The Data: A survey of a nationally representative sample of 1,991 U.S. residents (balanced for demographics) conducted via Qualtrics, excluding 30 responses for quality issues.
The Method: Participants reported household income, number of adults/children, and life satisfaction on an 11-point Likert scale (0-10). The researchers used this data to estimate the parameters (α for the cost of a second adult relative to the first, β for the cost of each child) in the widely used OECD equivalence scale formula: Equivalent Income = Household Income / (1 + α*(N_adults-1) + β*N_children). They assumed life satisfaction proxies for utility and used two measures:
Direct: "How satisfied are you with your household income?" (0-10 scale).
Indirect (Incentivized): Participants guessed the average satisfaction reported by other respondents at different income levels (0-10 scale). A $10 bonus was offered if their guess was within +/- 1 point of the true average. This aimed to reduce potential self-reporting biases (like misevaluation or social comparison effects) by leveraging potentially more objective second-order beliefs.
Data & Insights (By the Numbers):
Direct Measure Results:
Cost of second adult (α): 0.85 (An 85% income increase needed compared to a single adult to maintain satisfaction). This implies lower household resource sharing efficiency than the standard OECD assumption (α=0.7).
Cost of first child (β): 0.40 (A 40% income increase needed compared to a childless couple). This is lower than the standard OECD assumption (β=0.5).
Implied Equivalence Scale (2 adults, 1 child vs. 2 adults): 1.22 (Calculated as (1+α+β)/(1+α) = (1+0.85+0.40)/(1+0.85)). This means a 22% income increase is needed.
Indirect (Incentivized) Measure Results:
Cost of second adult (α): 0.93 (Higher than direct measure, suggesting even lower economies of scale for adults).
Cost of first child (β): 0.34 (Lower than direct measure, suggesting a lower perceived cost for the child).
Implied Equivalence Scale (2 adults, 1 child vs. 2 adults): 1.18 (Calculated as (1+0.93+0.34)/(1+0.93)). An 18% income increase is needed.
Comparison: The 1.18 scale from the potentially less biased incentivized measure is lower than official U.S. scales (HHS 1.26, Census 1.20) and many European countries (e.g., Cyprus 1.78, Finland 1.48, Greece 1.43, Spain 1.38), though similar to Germany (1.12), France (1.17), and Netherlands (1.11). The U.S. estimate suggests relatively efficient resource sharing for children or lower perceived costs than many peers. It remains significantly higher than the scale implied by tax deductions (~1.04).
Between the lines
The incentivized "guess others' satisfaction" method yielded a lower cost estimate for raising a child (18%) compared to the direct self-report (22%). The researchers lean towards the 1.18 scale (18% cost) from the incentivized measure as potentially more accurate due to reduced hypothetical bias. Both estimates (18% and 22%), however, are significantly lower than the cost implied by adding a generic third person (adult or child) in the HHS poverty guidelines (26%), highlighting the importance of distinguishing between adding an adult vs. a child.
Bottomline
This study provides new subjective estimates suggesting raising a first child costs about 18-22% of a two-adult household's income to maintain life satisfaction. This implies:
Welfare programs (WIC, NSLP): Eligibility thresholds based on HHS poverty guidelines (used for programs like WIC at 185% and NSLP at 130% of the poverty line) likely use an equivalence scale (1.26) that is too high for two-adult, one-child households. This is because HHS doesn't distinguish the cost of an additional child (estimated here at 34-40% of the first adult's cost) from an additional adult (estimated at 85-93%). This could lead to overly generous benefits for this specific household type relative to others. (Dave’s note: It’s important to remember that these programs are first to buy excess food supply from farmers, else direct cash is quicker and more effective!)
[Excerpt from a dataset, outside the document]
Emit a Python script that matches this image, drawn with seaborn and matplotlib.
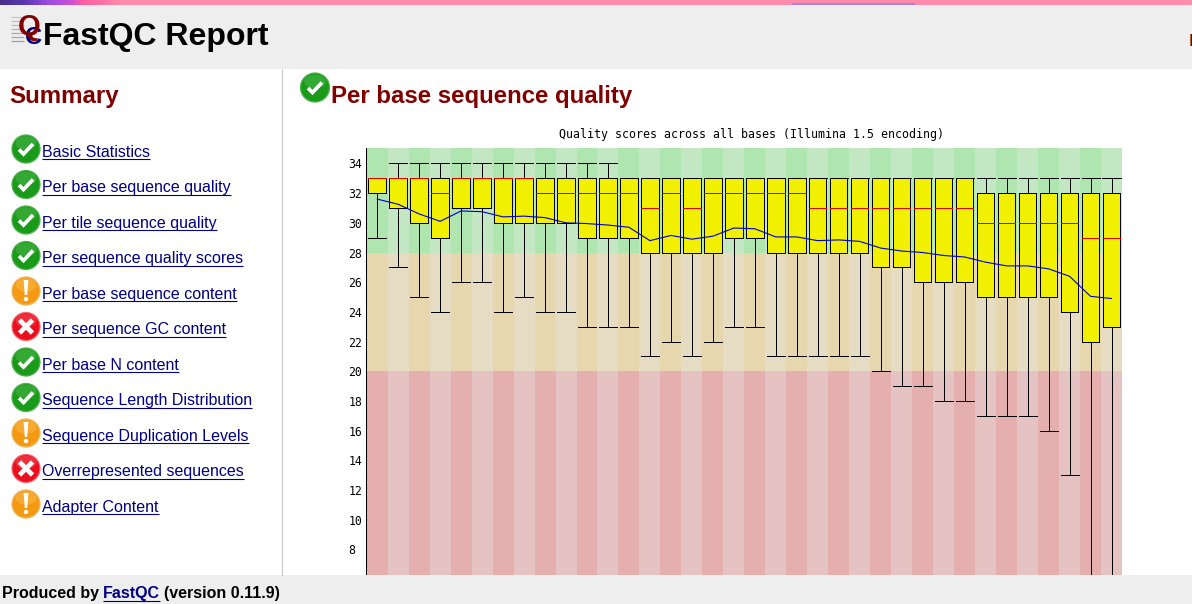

Tax Policy (Deductions, EITC): Current policies implying only a ~4% cost increase (scale of 1.04) via deductions significantly underestimate the financial burden of raising a child (estimated at 18-22%). This inadequacy fails to sufficiently offset child-rearing expenses for working families.
Addressing these inconsistencies by developing and using more accurate, transparent, child-specific equivalence scales could lead to fairer, more efficient social safety nets and tax policies.
Iirc, average taxes (tax revenue/GDP) are around 27%. Maybe this suggests a policy direction.